Director of Business Operations at Dalex Finance, Joe Jackson, has revealed that the cedi depreciated because foreign investors lost confidence in the country.
According to him, government consistent borrowing has proven to all that it is incapable of paying its debts which has trickled down to the lack of confidence from foreign investors. He indicated that the 2023 Budget has failed to tackle the situation that got the country’s economy in the current predicament.
Mr Jackson noted that government should have used the opportunity of the budget statement to propose policy measures that would tackle the debt issue head-on to prevent further loss of investor confidence, which it failed to do.

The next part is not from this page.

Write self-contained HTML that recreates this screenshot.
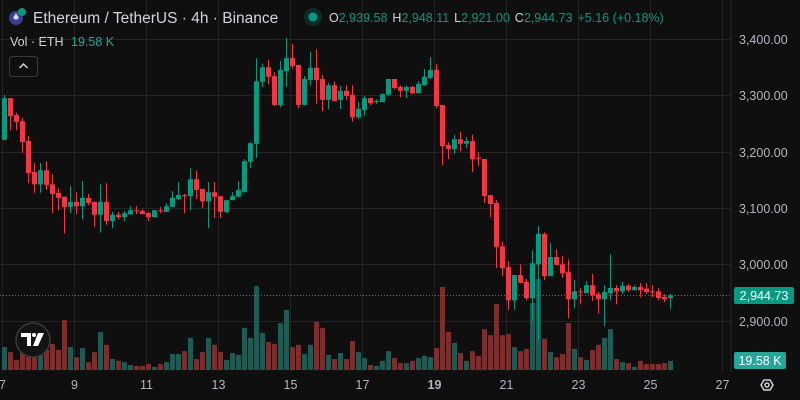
<!DOCTYPE html>
<html><head><meta charset="utf-8">
<style>
html,body{margin:0;padding:0;background:#0f0f0f;}
body{width:800px;height:400px;overflow:hidden;position:relative;font-family:"Liberation Sans",sans-serif;}
svg{position:absolute;left:0;top:0;}
</style></head>
<body>
<svg id="chart" width="800" height="400">
  <rect x="0" y="0" width="800" height="400" fill="#0f0f0f"/>
  <g id="grid"></g>
  <g id="vol"></g>
  <g id="candles"></g>
  <g id="axis"></g>
  <g id="taxis"></g>
  <line x1="731" y1="0" x2="731" y2="372" stroke="#2a2a2a" stroke-width="1"/>
  <g>
    <circle cx="16" cy="18" r="7" fill="#3c3f8f"/>
    <path d="M16 13 L19 18 L16 20 L13 18 Z" fill="#d9dcf5"/>
    <circle cx="22" cy="12" r="4" fill="#089981"/>
  </g>
  <text x="33" y="23" fill="#d1d4dc" font-size="15.5">Ethereum / TetherUS · 4h · Binance</text>
  <circle cx="313" cy="17" r="9" fill="#0d2b27"/>
  <circle cx="313" cy="17" r="4.5" fill="#089981"/>
  <text y="22" font-size="12.5"><tspan x="329" fill="#d1d4dc">O</tspan><tspan fill="#089981">2,939.58</tspan><tspan fill="#d1d4dc" dx="5">H</tspan><tspan fill="#089981">2,948.11</tspan><tspan fill="#d1d4dc" dx="5">L</tspan><tspan fill="#089981">2,921.00</tspan><tspan fill="#d1d4dc" dx="5">C</tspan><tspan fill="#089981">2,944.73</tspan><tspan fill="#089981" dx="5">+5.16 (+0.18%)</tspan></text>
  <text x="10" y="46" font-size="12.5" fill="#d1d4dc">Vol · ETH</text>
  <text x="71" y="46" font-size="12.5" fill="#26a69a">19.58 K</text>
  <g>
    <rect x="9.5" y="56.5" width="28" height="20" rx="3" fill="#0f0f0f" stroke="#3a3a3a"/>
    <path d="M19.5 68 L23.5 64 L27.5 68" fill="none" stroke="#d1d4dc" stroke-width="1.5"/>
  </g>
  <g>
    <circle cx="33" cy="340" r="17" fill="#131313" stroke="#3a3a3a" stroke-width="1.5"/>
    <path d="M21 333 H31 V346 H27 V337 H21 Z" fill="#fff"/>
    <circle cx="34" cy="335" r="2" fill="#fff"/>
    <path d="M38 333 H44 L38 346 H33 Z" fill="#fff"/>
  </g>
  <g>
    <path d="M761 385 L764 380 L770 380 L773 385 L770 390 L764 390 Z" fill="none" stroke="#d1d4dc" stroke-width="1.5"/>
    <circle cx="767" cy="385" r="2" fill="none" stroke="#d1d4dc" stroke-width="1.5"/>
  </g>
</svg>
<script>
const open_ = [3221,3295,3265,3254,3219,3164,3142,3167,3142,3127,
3120,3102,3111,3103,3118,3111,3088,3111,3077,3088,
3084,3089,3096,3095,3091,3084,3096,3093,3102,3116,
3123,3121,3151,3134,3112,3128,3121,3093,3114,3120,
3128,3182,3214,3324,3350,3334,3283,3343,3366,3354,
3283,3327,3349,3329,3292,3318,3292,3308,3301,3261,
3274,3295,3288,3288,3301,3329,3315,3308,3315,3304,
3318,3331,3345,3283,3212,3205,3222,3214,3219,3189,
3187,3123,3109,3032,2995,2936,2981,2969,2940,3000,
3054,2979,3013,3000,2986,2938,2952,2949,2963,2947,
2938,2949,2958,2952,2962,2954,2960,2957,2952,2952,
2942,2940];
const close_ = [3295,3263,3253,3217,3162,3142,3167,3141,3125,3118,
3102,3111,3103,3118,3109,3088,3111,3077,3088,3084,
3091,3096,3095,3089,3084,3096,3095,3103,3118,3123,
3121,3151,3132,3112,3128,3120,3093,3114,3121,3132,
3183,3215,3325,3350,3333,3283,3345,3366,3352,3283,
3329,3349,3327,3292,3318,3290,3308,3299,3261,3276,
3295,3286,3290,3302,3329,3313,3308,3315,3304,3320,
3333,3345,3281,3210,3205,3222,3214,3219,3187,3188,
3121,3107,3031,2993,2936,2981,2967,2940,3002,3054,
2979,3013,2999,2984,2938,2952,2951,2963,2945,2938,
2951,2958,2952,2962,2954,2960,2954,2951,2951,2940,
2938,2945];
const high_ = [3301,3295,3269,3260,3228,3180,3180,3183,3160,3135,
3120,3139,3128,3148,3125,3111,3142,3144,3093,3093,
3095,3103,3103,3098,3093,3096,3102,3109,3130,3146,
3125,3171,3166,3134,3146,3146,3121,3114,3128,3148,
3187,3217,3366,3356,3363,3341,3361,3402,3391,3354,
3334,3377,3382,3336,3322,3325,3317,3318,3318,3288,
3299,3295,3293,3304,3329,3329,3318,3318,3317,3325,
3347,3368,3356,3283,3217,3230,3235,3226,3230,3199,
3187,3123,3114,3041,3006,2981,3000,2974,3025,3068,
3057,3038,3027,3015,3009,2972,2958,2970,2983,2951,
2963,3018,2963,2969,2965,2963,2967,2967,2963,2958,
2947,2948];
const low_ = [3221,3238,3238,3198,3144,3127,3127,3132,3091,3096,
3055,3091,3089,3080,3105,3066,3057,3070,3064,3080,
3077,3088,3089,3089,3077,3084,3091,3093,3102,3114,
3091,3096,3116,3100,3064,3082,3082,3091,3114,3120,
3128,3171,3189,3315,3320,3281,3279,3315,3347,3277,
3283,3318,3285,3272,3276,3290,3276,3292,3253,3258,
3263,3283,3285,3288,3299,3311,3297,3295,3302,3304,
3317,3329,3277,3176,3187,3196,3201,3206,3164,3174,
3109,3084,2993,2979,2919,2920,2967,2936,2900,2865,
2972,2979,2999,2976,2904,2922,2929,2949,2935,2913,
2890,2936,2929,2947,2951,2954,2942,2947,2942,2936,
2933,2921];
const volume_ = [50,39,22,39,33,33,50,44,57,44,109,50,28,48,17,39,83,55,24,20,17,11,9,9,13,7,13,17,35,35,41,70,24,39,70,55,39,22,37,33,92,70,183,81,61,57,102,131,50,55,35,55,105,92,33,24,37,24,63,39,26,11,9,20,41,26,15,15,20,26,31,28,48,181,83,59,37,20,41,31,89,76,144,76,78,50,41,46,146,198,68,39,28,35,102,46,28,22,44,55,70,89,24,17,15,7,20,13,13,13,15,20];
const priceTicks = [3400,3300,3200,3100,3000,2900];
const priceTickLabels = ["3,400.00","3,300.00","3,200.00","3,100.00","3,000.00","2,900.00"];
const dayTickIndex = [-1,11,23,35,47,59,71,83,95,107,119];
const dayTickLabels = ["7","9","11","13","15","17","19","21","23","25","27"];
const lastPrice = 2944.73;
const lastPriceLabel = "2,944.73";
const lastVolumeLabel = "19.58 K";

const NS = "http://www.w3.org/2000/svg";
const UP = "#089981", DN = "#f23645", VUP = "#1d5b54", VDN = "#7c2e2f";
function yP(p){ return 39 + (3400 - p) * 0.5633; }
function xI(i){ return 4 + 6 * i + 0.5; }
function yV(v){ return 370 - v / 2.18; }
function mk(tag, attrs, parent){
  const el = document.createElementNS(NS, tag);
  for (const k in attrs) el.setAttribute(k, attrs[k]);
  parent.appendChild(el);
  return el;
}
const grid = document.getElementById('grid');
const axis = document.getElementById('axis');
const taxis = document.getElementById('taxis');
const candles = document.getElementById('candles');
const vol = document.getElementById('vol');

priceTicks.forEach((p, k) => {
  const y = Math.round(yP(p)) + 0.5;
  const l = mk('line', {x1:0, x2:731, y1:y, y2:y, stroke:'#242424', 'stroke-width':1}, grid);
  
  
  const t = mk('text', {x:739, y:y+4.5, fill:'#b2b5be', 'font-size':12.5}, axis);
  t.textContent = priceTickLabels[k];
  
  
});
dayTickIndex.forEach((i, k) => {
  const x = Math.round(xI(i + 0.5)) + 0.5;
  if (x < 731) {
    const l = mk('line', {x1:x, x2:x, y1:0, y2:372, stroke:'#242424', 'stroke-width':1}, grid);
    
    
  }
  const t = mk('text', {x:x, y:389, fill:'#b2b5be', 'font-size':12.5, 'text-anchor':'middle', 'font-weight': dayTickLabels[k] === '19' ? 'bold' : 'normal'}, taxis);
  t.textContent = dayTickLabels[k];
  
  
});

for (let i = 0; i < open_.length; i++) {
  const up = close_[i] >= open_[i];
  const x = xI(i);
  const vb = mk('rect', {x:x-2.5, y:yV(volume_[i]), width:5, height:370 - yV(volume_[i]), fill: up ? VUP : VDN}, vol);
  
  
  const c = up ? UP : DN;
  const w = mk('line', {x1:x, x2:x, y1:yP(high_[i]), y2:yP(low_[i]), stroke:c, 'stroke-width':1}, candles);
  
  
  const top = yP(Math.max(open_[i], close_[i]));
  const h = Math.max(1, yP(Math.min(open_[i], close_[i])) - top);
  const b = mk('rect', {x:x-2.5, y:top, width:5, height:h, fill:c}, candles);
  
  
}

const ly = Math.round(yP(lastPrice)) + 0.5;
const pl = mk('line', {x1:0, x2:731, y1:ly, y2:ly, stroke:UP, 'stroke-width':1, 'stroke-dasharray':'1 2'}, axis);


const pb = mk('rect', {x:734, y:ly-8.5, width:60, height:17, rx:2, fill:UP}, axis);


const pt = mk('text', {x:764, y:ly+4.5, fill:'#ffffff', 'font-size':12.5, 'text-anchor':'middle'}, axis);
pt.textContent = lastPriceLabel;


const vbg = mk('rect', {x:734, y:352, width:52, height:17, rx:2, fill:'#26a69a'}, axis);


const vt = mk('text', {x:760, y:365, fill:'#ffffff', 'font-size':12.5, 'text-anchor':'middle'}, axis);
vt.textContent = lastVolumeLabel;


</script>
</body></html>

“The cedi tanked because foreign investors lost confidence. And the foreign investors lost confidence because they could tell from our numbers that we’re unable to pay our debts. We’ve now confirmed, the Deputy Minister has confirmed if there was ever any doubt that we can’t pay. Borrowing 61 billion cedis is not what you do when you can’t pay. You take an axe to your expenditure.”
Joe Jackson
Mr Jackson explained that a good policy measure would have entailed the government making significant cuts to its expenditure budget. However, he stated that government is still engaging in its wasteful decisions while imposing austerity on the rest of Ghanaians.
The Dalex Finance Director of Business Operations indicated that key ministries capable of championing an economic recovery were not receiving funds while certain agencies whose usefulness in the government machinery have recently been questioned were being furnished with some amount of funds.
“I’ll be honest… I got what I thought was a reliable version of the tables and I started looking through, some of the numbers just don’t make sense to me. Why is there 80 billion still there for the Cathedral? Forgive me, I don’t know. Why is there a contingency vote of 1.4 billion?”
“The office of government machinery, I don’t care where you came from, why is it at 1.4billion? Guess what? Ministry of Food and Agric, do you know how much we’re giving them? 1.2billion. Do you know how much we’re spending on free SHS? 2.9billion. The Council of State is receiving more money than the Food and Agric Ministry.”.
Joe Jackson
Mr Jackson expressed the need to reassure Ghanaians and investors alike. He revealed that government must “carry the rest of the country with the austerity budget” it has to impose.
“We want to believe somebody is trying to bridge the trust gap between the government and the public. That can be done when you trim down and all of us feel that you’re taking the pain as much as we have to take the pain.”
Joe Jackson
Withdrawal of forex by government
On his part, former Chief Executive Officer of the Chamber of Bulk Oil Distributors, Senyo Hosi, highlighted that the government’s decision to withdraw foreign exchange support for rice imports is not a well thought-out policy.
He noted that although it might have been influenced by a good motive, the policy proposition is hasty and does not necessarily solve the problem it was intended to fix.
Mr Hosi explained that the withdrawal of FX support for rice importers will equally hit Ghanaians more than improve local production.
“So, you have this 57% that’s outstanding, that’s about a million tonnes of milled rice. Who is going to fill the gap? What policy structure do you have in place for us to fill the gap? Because for us to fill the gap, we need to cultivate four hundred and fifty something hectares. So, if you’re not going to do that it means that local production will not fill the gap, so what happens? We still will import.”